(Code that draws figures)
##############################

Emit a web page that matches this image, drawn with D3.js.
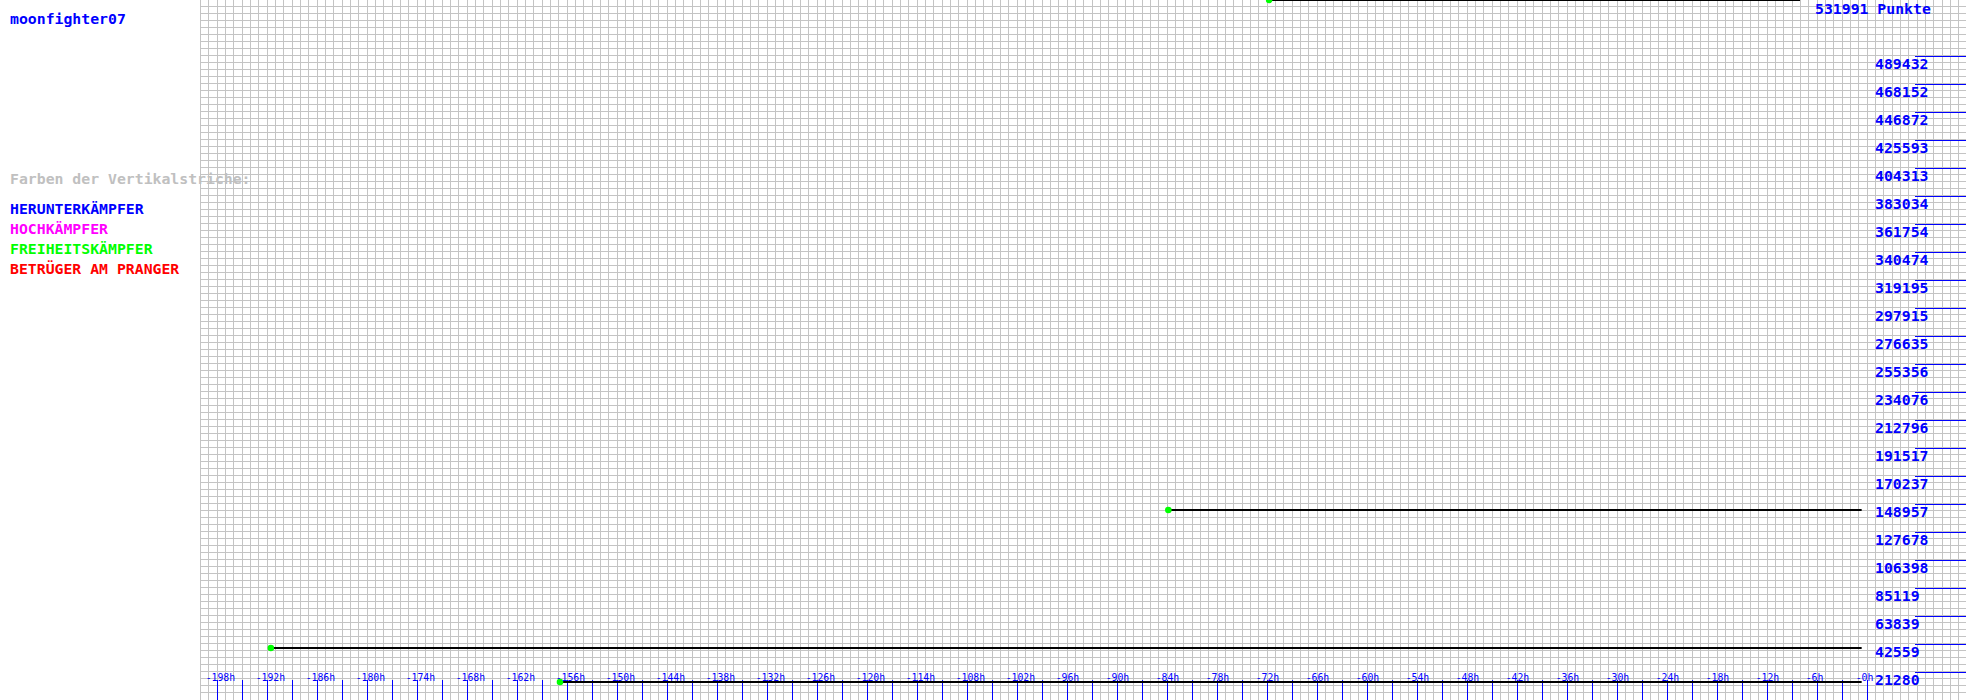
<!DOCTYPE html>
<html>
<head>
<meta charset="utf-8">
<script src="https://cdn.jsdelivr.net/npm/d3@7"></script>
<style>
html,body{margin:0;padding:0;background:#fff;}
svg{display:block;}
text{font-family:"DejaVu Sans Mono",monospace;}
</style>
</head>
<body>
<script>
// ---- data ----
const playerName = "moonfighter07";
const maxPoints = 531991;
const maxLabel = "531991 Punkte";
const legendTitle = "Farben der Vertikalstriche:";
const legendItems = ["HERUNTERKÄMPFER", "HOCHKÄMPFER", "FREIHEITSKÄMPFER", "BETRÜGER AM PRANGER"];
const legendColors = ["#0000ff", "#ff00ff", "#00ff00", "#ff0000"];
const segStartHours = [-191.5, -156.8, -83.8, -71.7];
const segEndHours = [-0.6, -0.6, -0.6, -8];
const segValues = [39520, 13680, 144400, 531991];
const yTickLabels = ["21280","42559","63839","85119","106398","127678","148957","170237","191517","212796","234076","255356","276635","297915","319195","340474","361754","383034","404313","425593","446872","468152","489432"];
const xTickLabels = ["-198h","-192h","-186h","-180h","-174h","-168h","-162h","-156h","-150h","-144h","-138h","-132h","-126h","-120h","-114h","-108h","-102h","-96h","-90h","-84h","-78h","-72h","-66h","-60h","-54h","-48h","-42h","-36h","-30h","-24h","-18h","-12h","-6h","-0h"];
const xTickHours = [-198,-192,-186,-180,-174,-168,-162,-156,-150,-144,-138,-132,-126,-120,-114,-108,-102,-96,-90,-84,-78,-72,-66,-60,-54,-48,-42,-36,-30,-24,-18,-12,-6,0];

// ---- layout ----
const W = 1966, H = 700;
const svg = d3.select("body").append("svg").attr("width", W).attr("height", H);

const x = d3.scaleLinear().domain([-200, 0]).range([200, 200 + 200 * 25 / 3]);
const y = d3.scaleLinear().domain([0, maxPoints]).range([H, 0]);
const px = v => Math.round(v) + 0.5;

// grid
const g = svg.append("g").attr("shape-rendering", "crispEdges");
const hoursGrid = d3.range(-200, 13, 1);
g.selectAll("line.v").data(hoursGrid).enter().append("line")
  .attr("x1", d => px(x(d))).attr("x2", d => px(x(d)))
  .attr("y1", 0).attr("y2", H)
  .attr("stroke", "#c4c4c4").attr("stroke-width", 1);
const valGrid = d3.range(1, 101).map(i => i * maxPoints / 100);
g.selectAll("line.h").data(valGrid).enter().append("line")
  .attr("x1", 200).attr("x2", W)
  .attr("y1", d => Math.round(y(d)) - 0.5).attr("y2", d => Math.round(y(d)) - 0.5)
  .attr("stroke", "#c4c4c4").attr("stroke-width", 1);

// title
svg.append("text").attr("x", 10).attr("y", 24).attr("fill", "#0000ff")
  .attr("font-size", "14.8px").attr("font-weight", "bold").text(playerName);

// legend
svg.append("text").attr("x", 10).attr("y", 183.5).attr("fill", "#c0c0c0")
  .attr("font-size", "14.8px").attr("font-weight", "bold").text(legendTitle);
svg.selectAll("text.leg").data(legendItems).enter().append("text")
  .attr("x", 10).attr("y", (d, i) => 213.5 + i * 20)
  .attr("fill", (d, i) => legendColors[i])
  .attr("font-size", "14.8px").attr("font-weight", "bold").text(d => d);

// y axis marks
const ya = svg.append("g");
ya.selectAll("line").data(yTickLabels).enter().append("line")
  .attr("shape-rendering", "crispEdges")
  .attr("x1", 1915).attr("x2", W)
  .attr("y1", d => Math.round(y(+d)) + 0.5).attr("y2", d => Math.round(y(+d)) + 0.5)
  .attr("stroke", "#0000ff").attr("stroke-width", 1);

// bottom axis ticks
const minorHours = d3.range(-198, 1, 3);
svg.append("g").attr("shape-rendering", "crispEdges").selectAll("line").data(minorHours).enter().append("line")
  .attr("x1", d => px(x(d))).attr("x2", d => px(x(d)))
  .attr("y1", 680).attr("y2", H)
  .attr("stroke", "#0000ff").attr("stroke-width", 1);

// data segments
const segs = segValues.map((v, i) => ({v, s: segStartHours[i], e: segEndHours[i]}));
svg.append("g").selectAll("line").data(segs).enter().append("line")
  .attr("x1", d => x(d.s)).attr("x2", d => x(d.e))
  .attr("y1", d => y(d.v)).attr("y2", d => y(d.v))
  .attr("stroke", "#000").attr("stroke-width", 2.2);
svg.append("g").selectAll("circle").data(segs).enter().append("circle")
  .attr("cx", d => x(d.s)).attr("cy", d => y(d.v)).attr("r", 3.3)
  .attr("fill", "#00ff00");

// bottom labels
svg.append("g").selectAll("text").data(xTickLabels).enter().append("text")
  .attr("x", (d, i) => x(xTickHours[i]) - 11).attr("y", 681)
  .attr("fill", "#0000ff").attr("font-size", "9.8px").text(d => d);

// y labels
ya.selectAll("text").data(yTickLabels).enter().append("text")
  .attr("x", 1875).attr("y", d => y(+d) + 13)
  .attr("fill", "#0000ff").attr("font-size", "14.8px").attr("font-weight", "bold").text(d => d);

// top label
svg.append("text").attr("x", 1815).attr("y", 13.5).attr("fill", "#0000ff")
  .attr("font-size", "14.8px").attr("font-weight", "bold").text(maxLabel);
</script>
</body>
</html>
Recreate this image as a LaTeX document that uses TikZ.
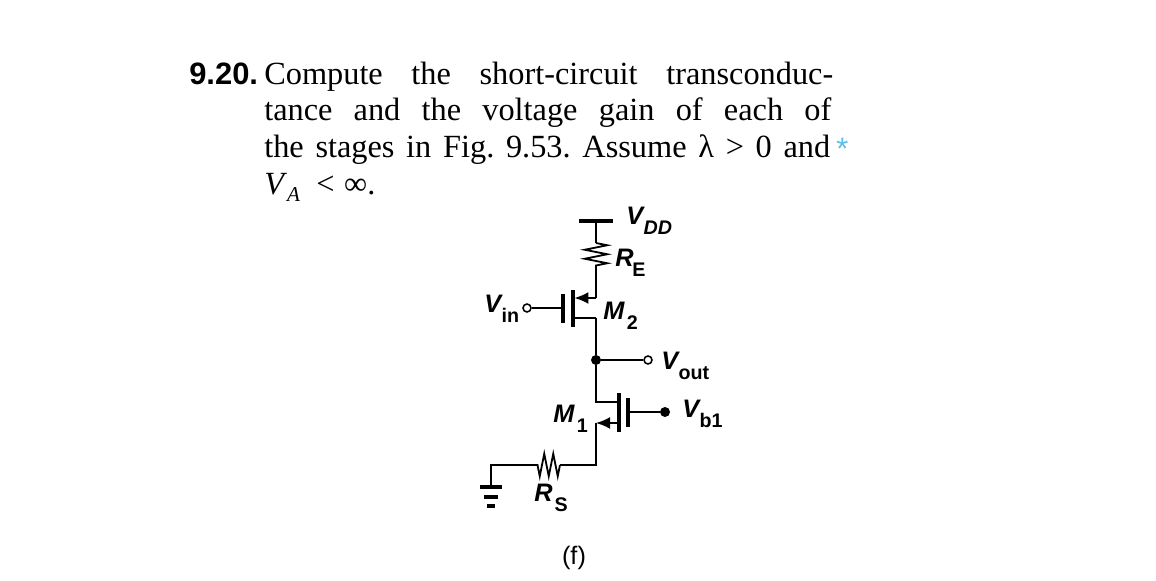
\documentclass[tikz,border=0pt]{standalone}
\usepackage{fontspec}
\setmainfont{Liberation Serif}
\setsansfont{Liberation Sans}
\usetikzlibrary{arrows.meta, decorations.pathmorphing}

\definecolor{starblue}{RGB}{90,190,235}
\newcommand{\lbltext}[2]{\textit{#1}\kern-.05em\raisebox{-.36em}{\fontsize{14pt}{14pt}\selectfont #2}}

\tikzset{
  wire/.style={line width=1.3pt},
  platebar/.style={line width=2.6pt},
  srcarrow/.style={wire, -{Latex[length=10pt,width=8.5pt]}},
  resistor/.style={wire, decorate, decoration={zigzag, amplitude=0.28cm, segment length=0.225cm}},
  opendot/.style={circle, draw, line width=1.1pt, fill=white, inner sep=0pt, minimum size=0.2cm},
  fulldot/.style={circle, fill=black, inner sep=0pt, minimum size=0.25cm},
  bodytext/.style={anchor=base west, inner sep=0pt, font=\fontsize{23pt}{23pt}\selectfont},
  label/.style={anchor=base west, inner sep=0pt, font=\sffamily\bfseries\fontsize{18pt}{18pt}\selectfont}
}

\begin{document}
\begin{tikzpicture}
\useasboundingbox (0,0) rectangle (28.9,14.525);
\frenchspacing

% The problem text
\node [bodytext, font=\sffamily\bfseries\fontsize{22pt}{22pt}\selectfont] (num) at (4.725,12.4) {9.20.};
\node [bodytext] (line1) at (6.6,12.4) {\hbox to 14.225cm{Compute the short-circuit transconduc-}};
\node [bodytext] (line2) at (6.6,11.5) {\hbox to 14.175cm{tance and the voltage gain of each of}};
\node [bodytext] (line3) at (6.6,10.575) {\hbox to 14.15cm{the stages in Fig. 9.53. Assume λ > 0 and}};
\node [bodytext] (line4) at (6.6,9.65) {\textit{V}\raisebox{-.2em}{\fontsize{15pt}{15pt}\selectfont\textit{A}}\hspace{.25em} < \hspace{.05em}∞.};
\node [bodytext, text=starblue, font=\sffamily\fontsize{22pt}{22pt}\selectfont] (star) at (20.9,10.53) {*};

% Supply and load resistor
\coordinate (vddl) at (14.475,9.0);
\coordinate (vddr) at (15.325,9.0);
\coordinate (vddc) at (14.9,9.0);
\coordinate (retop) at (14.9,8.45);
\coordinate (rebot) at (14.9,7.775);
\draw [platebar] (vddl) -- (vddr);
\draw [wire] (vddc) -- (retop);
\draw [resistor] (retop) -- (rebot);

% M2
\coordinate (m2src) at (14.9,7.075);
\coordinate (m2srcend) at (14.36,7.075);
\coordinate (m2top) at (14.325,7.275);
\coordinate (m2bot) at (14.325,6.35);
\coordinate (m2gtop) at (14.075,7.175);
\coordinate (m2gbot) at (14.075,6.45);
\coordinate (m2g) at (14.075,6.825);
\coordinate (m2dr) at (14.325,6.575);
\coordinate (m2drc) at (14.9,6.575);
\node [opendot] (vin) at (13.175,6.825) {};
\draw [wire] (rebot) -- (m2src);
\draw [srcarrow] (m2src) -- (m2srcend);
\draw [platebar] (m2top) -- (m2bot);
\draw [platebar] (m2gtop) -- (m2gbot);
\draw [wire] (vin) -- (m2g);
\draw [wire] (m2dr) -- (m2drc);

% Output
\node [fulldot] (out) at (14.9,5.525) {};
\node [opendot] (vout) at (16.2,5.525) {};
\draw [wire] (m2drc) -- (out);
\draw [wire] (out) -- (vout);

% M1
\coordinate (m1dr) at (14.9,4.475);
\coordinate (m1drend) at (15.475,4.475);
\coordinate (m1top) at (15.475,4.7);
\coordinate (m1bot) at (15.475,3.725);
\coordinate (m1gtop) at (15.7,4.575);
\coordinate (m1gbot) at (15.7,3.85);
\coordinate (m1g) at (15.7,4.225);
\coordinate (m1srcin) at (15.475,3.95);
\coordinate (m1src) at (14.9,3.95);
\node [fulldot] (vb) at (16.625,4.225) {};
\draw [wire] (out) -- (m1dr) -- (m1drend);
\draw [platebar] (m1top) -- (m1bot);
\draw [platebar] (m1gtop) -- (m1gbot);
\draw [wire] (m1g) -- (vb);
\draw [srcarrow] (m1srcin) -- (m1src);

% Source resistor and ground
\coordinate (rscorner) at (14.9,2.9);
\coordinate (rsr) at (14.0,2.9);
\coordinate (rsl) at (13.325,2.9);
\coordinate (gndc) at (12.275,2.9);
\coordinate (gnd) at (12.275,2.35);
\coordinate (gnd1l) at (12.0,2.35);
\coordinate (gnd1r) at (12.55,2.35);
\coordinate (gnd2l) at (12.1,2.1);
\coordinate (gnd2r) at (12.45,2.1);
\coordinate (gnd3l) at (12.175,1.875);
\coordinate (gnd3r) at (12.375,1.875);
\draw [wire] (m1src) -- (rscorner) -- (rsr);
\draw [resistor] (rsr) -- (rsl);
\draw [wire] (rsl) -- (gndc) -- (gnd);
\draw [platebar] (gnd1l) -- (gnd1r);
\draw [platebar] (gnd2l) -- (gnd2r);
\draw [platebar] (gnd3l) -- (gnd3r);

% Labels
\node [label] (vddlabel) at (15.65,8.9) {\lbltext{V}{\textit{DD}}};
\node [label] (relabel) at (15.375,7.85) {\lbltext{R}{E}};
\node [label] (m2label) at (15.075,6.525) {\lbltext{M}{\,2}};
\node [label] (vinlabel) at (12.1,6.7) {\lbltext{V}{in}};
\node [label] (voutlabel) at (16.525,5.275) {\lbltext{V}{out}};
\node [label] (vblabel) at (17.05,4.075) {\lbltext{V}{b1}};
\node [label] (m1label) at (13.825,3.95) {\lbltext{M}{\,1}};
\node [label] (rslabel) at (13.35,1.975) {\lbltext{R}{\,S}};
\node [anchor=base, inner sep=0pt, font=\sffamily\fontsize{18pt}{18pt}\selectfont] (caption) at (14.35,0.4) {(f)};

\end{tikzpicture}
\end{document}
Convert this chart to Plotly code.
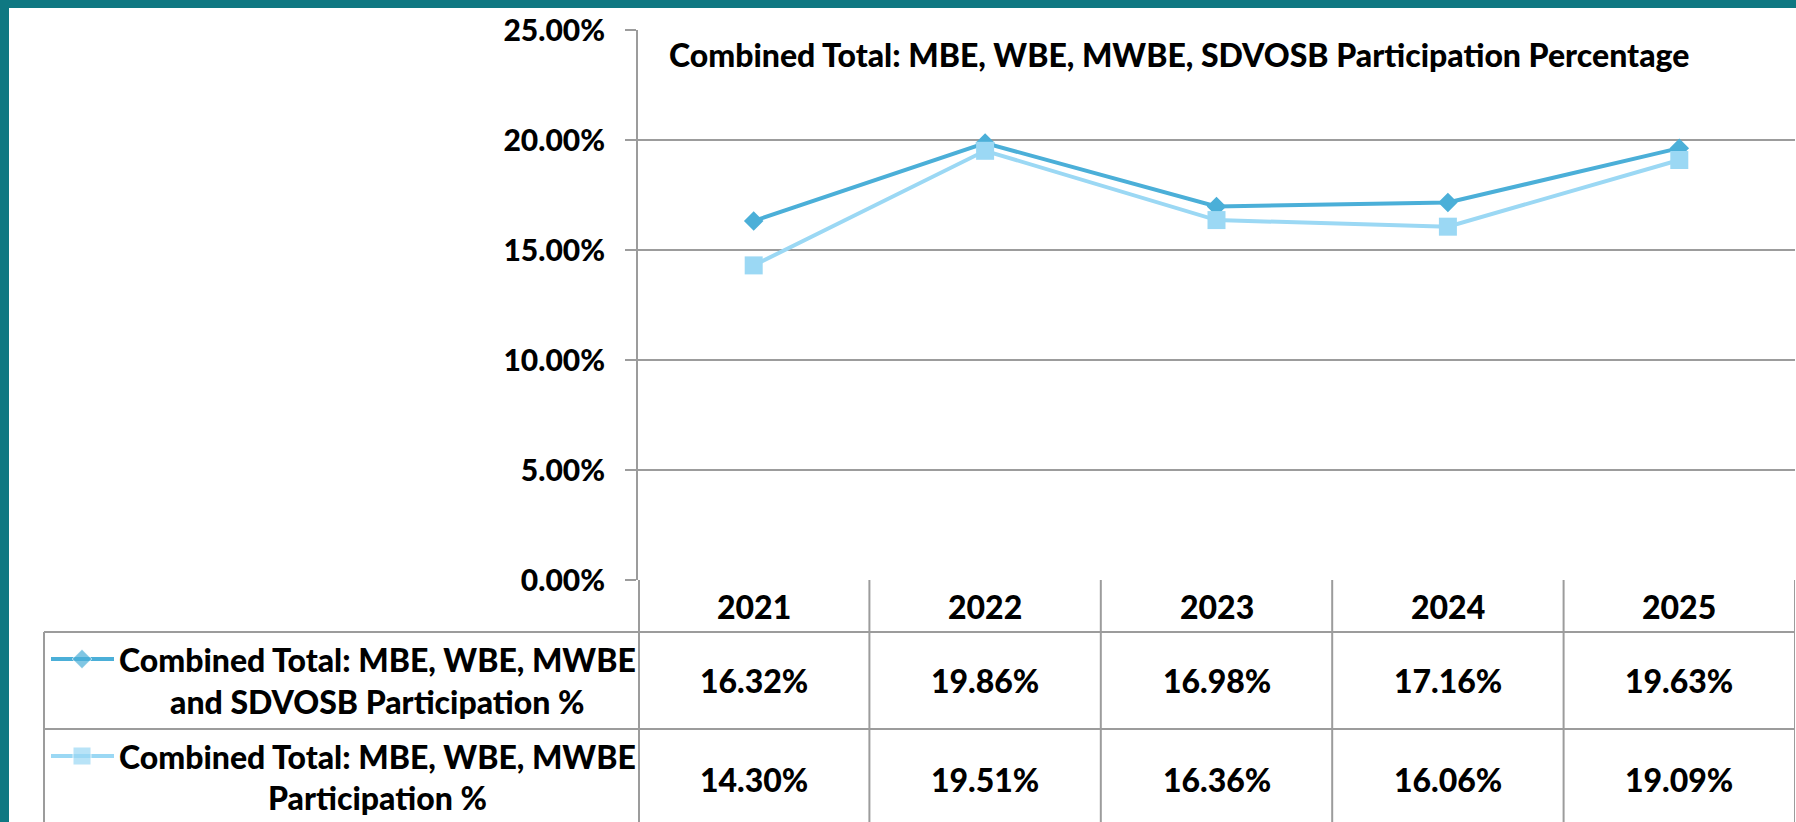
import plotly.graph_objects as go

# ---- data ----
years = ["2021", "2022", "2023", "2024", "2025"]
series_names = [
    "Combined Total: MBE, WBE, MWBE\nand SDVOSB Participation %",
    "Combined Total: MBE, WBE, MWBE\nParticipation %",
]
combined_sdvosb = [0.1632, 0.1986, 0.1698, 0.1716, 0.1963]
combined_mwbe = [0.1430, 0.1951, 0.1636, 0.1606, 0.1909]
series_values = [combined_sdvosb, combined_mwbe]
chart_title = "Combined Total: MBE, WBE, MWBE, SDVOSB Participation Percentage"
y_ticks = [0, 0.05, 0.10, 0.15, 0.20, 0.25]

# ---- style ----
W, H = 1796, 822
FONT = "Lato"
FS = 32
TFS = 30
WEIGHT = 900
colors = ["#4BAFD8", "#9BD8F4"]
symbols = ["diamond", "square"]
msizes = [15, 18]
grid = "#9C9C9C"
teal = "#0F7882"

def px(x):
    return x / W

def py(y):
    return 1 - y / H

plot_left, plot_right = 638, 1795
plot_top, plot_bottom = 30, 580
row_lines = [632, 729]
row_centers = [680, 779]

fig = go.Figure()

for name, vals, c, s, ms in zip(series_names, series_values, colors, symbols, msizes):
    fig.add_trace(go.Scatter(
        x=list(range(len(years))), y=vals, mode="lines+markers", name=name.replace("\n", " "),
        line=dict(color=c, width=4), marker=dict(symbol=s, size=ms, color=c),
        xaxis="x", yaxis="y", showlegend=False, hoverinfo="skip"))

# legend keys in the data table (pixel overlay axis)
for i, (c, s, ms) in enumerate(zip(colors, symbols, msizes)):
    yk = [659, 756][i]
    fig.add_trace(go.Scatter(
        x=[51, 82, 114], y=[yk, yk, yk], mode="lines+markers",
        line=dict(color=c, width=4),
        marker=dict(symbol=s, size=[0, ms, 0], color=c),
        xaxis="x2", yaxis="y2", showlegend=False, hoverinfo="skip"))

shapes = []
# teal frame
shapes.append(dict(type="rect", xref="paper", yref="paper", x0=0, x1=px(9), y0=0, y1=1,
                   fillcolor=teal, line=dict(width=0), layer="above"))
shapes.append(dict(type="rect", xref="paper", yref="paper", x0=0, x1=1, y0=py(8), y1=1,
                   fillcolor=teal, line=dict(width=0), layer="above"))
# y-axis extension down through the table
shapes.append(dict(type="line", xref="paper", yref="paper", x0=px(639), x1=px(639),
                   y0=py(plot_bottom), y1=0, line=dict(color=grid, width=2)))
# legend column left border
shapes.append(dict(type="line", xref="paper", yref="paper", x0=px(44), x1=px(44),
                   y0=py(row_lines[0]), y1=0, line=dict(color=grid, width=2)))
# horizontal table lines
for yl in row_lines:
    shapes.append(dict(type="line", xref="paper", yref="paper", x0=px(44), x1=px(plot_right),
                       y0=py(yl), y1=py(yl), line=dict(color=grid, width=2)))
# column dividers
for i in range(len(years)):
    shapes.append(dict(type="line", xref="x", yref="paper", x0=i + 0.5, x1=i + 0.5,
                       y0=py(plot_bottom), y1=0, line=dict(color=grid, width=2)))

def bold_font(size):
    return dict(family=FONT, size=size, color="black", weight=WEIGHT)

annotations = []
annotations.append(dict(text=chart_title, xref="paper", yref="paper", x=px(667), y=py(55),
                        xanchor="left", yanchor="middle", showarrow=False, font=bold_font(FS)))
# year header
for i, yr in enumerate(years):
    annotations.append(dict(text=yr, xref="x", yref="paper", x=i, y=py(606),
                            xanchor="center", yanchor="middle", showarrow=False,
                            font=bold_font(FS)))
# values
for vals, yc in zip(series_values, row_centers):
    for i, v in enumerate(vals):
        annotations.append(dict(text=f"{v * 100:.2f}%", xref="x", yref="paper", x=i, y=py(yc),
                                xanchor="center", yanchor="middle", showarrow=False,
                                font=bold_font(FS)))
# legend labels
label_lines_y = [[659, 701], [756, 797]]
for name, ys in zip(series_names, label_lines_y):
    for line, yy in zip(name.split("\n"), ys):
        annotations.append(dict(text=line, xref="paper", yref="paper", x=px(377), y=py(yy),
                                xanchor="center", yanchor="middle", showarrow=False,
                                font=bold_font(FS)))

fig.update_layout(
    width=W, height=H, autosize=False,
    margin=dict(l=0, r=0, t=0, b=0, pad=0, autoexpand=False),
    paper_bgcolor="white", plot_bgcolor="rgba(0,0,0,0)",
    xaxis=dict(domain=[px(plot_left), px(plot_right)], type="linear", automargin=False,
               range=[-0.5, len(years) - 0.5], showticklabels=False, showgrid=False,
               zeroline=False, showline=False, ticks="", anchor="y", fixedrange=True),
    yaxis=dict(domain=[py(plot_bottom), py(plot_top)], range=[0, 0.25], automargin=False,
               tickvals=y_ticks, tickformat=".2%", showgrid=True, gridcolor=grid, gridwidth=2,
               zeroline=False, showline=True, linecolor=grid, linewidth=2,
               ticks="outside", ticklen=11, tickcolor=grid, tickwidth=2,
               ticklabelstandoff=14,
               tickfont=bold_font(TFS),
               anchor="x", fixedrange=True),
    xaxis2=dict(domain=[0, 1], range=[0, W], visible=False, anchor="y2", fixedrange=True,
                automargin=False),
    yaxis2=dict(domain=[0, 1], range=[H, 0], visible=False, anchor="x2", fixedrange=True,
                automargin=False),
    shapes=shapes, annotations=annotations,
)

fig.write_html(
    "out.html",
    config={"displayModeBar": False, "responsive": False},
    post_script=(
        "document.documentElement.style.margin='0';"
        "document.documentElement.style.overflow='hidden';"
        "document.body.style.margin='0';document.body.style.overflow='hidden';"
        "var gd=document.getElementById('{plot_id}');"
        "gd.style.position='fixed';gd.style.left='0px';gd.style.top='0px';"
    ),
)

##############################

Given exercise> Without the pictures, write out exactly the lines from the one that has "Convert this chart to Plotly code." down to the one that has "y_ticks = [0, 0.05, 0.10, 0.15, 0.20, 0.25]", both included.

Complete response>
Convert this chart to Plotly code.
import plotly.graph_objects as go

# ---- data ----
years = ["2021", "2022", "2023", "2024", "2025"]
series_names = [
    "Combined Total: MBE, WBE, MWBE\nand SDVOSB Participation %",
    "Combined Total: MBE, WBE, MWBE\nParticipation %",
]
combined_sdvosb = [0.1632, 0.1986, 0.1698, 0.1716, 0.1963]
combined_mwbe = [0.1430, 0.1951, 0.1636, 0.1606, 0.1909]
series_values = [combined_sdvosb, combined_mwbe]
chart_title = "Combined Total: MBE, WBE, MWBE, SDVOSB Participation Percentage"
y_ticks = [0, 0.05, 0.10, 0.15, 0.20, 0.25]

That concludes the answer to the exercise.